The Marrowstone Point Light is an active navigational aid overlooking Admiralty Inlet at the northern tip of Marrowstone Island, Jefferson County, Washington, in the United States. It lies adjacent to but is not part of Fort Flagler State Park; it may be viewed from the park's beach but is not open to the public.

==History==
The Marrowstone Point Lighthouse is on Marrowstone Point, which is located at the northern tip of Marrowstone Island and forms the eastern entrance to Port Townsend Bay. The point was first marked by a lens lantern on a pole in 1888. A fog bell was added to the station in 1896, and a one-and-a-half-story dwelling was constructed on the point to house Marrowstone Point's first station keeper, Osmond Hale Morgan (1826–1907), a sea captain, who came from Whidbey Island with his wife, Frances Elizabeth (Avery) Morgan (1833–1899), and five children. In 1912, the light was placed on a small, concrete structure.

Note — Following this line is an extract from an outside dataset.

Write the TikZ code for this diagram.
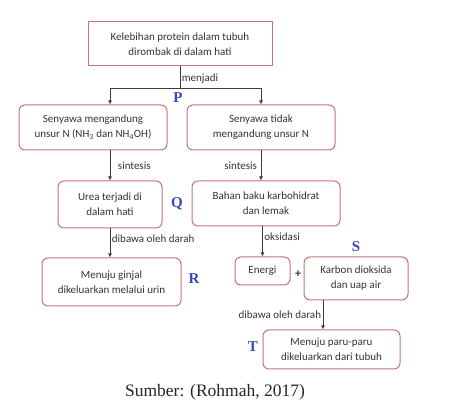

After mariners complained that the fog bell at the point was often inaudible, a small, square cement building outfitted with three large trumpets was put into service in 1918. The light was also mounted on top of the fog signal building.

The grounds are now the site of the U.S. Geological Survey's Marrowstone Marine Field Station, with the original keeper's quarters used for office and living space.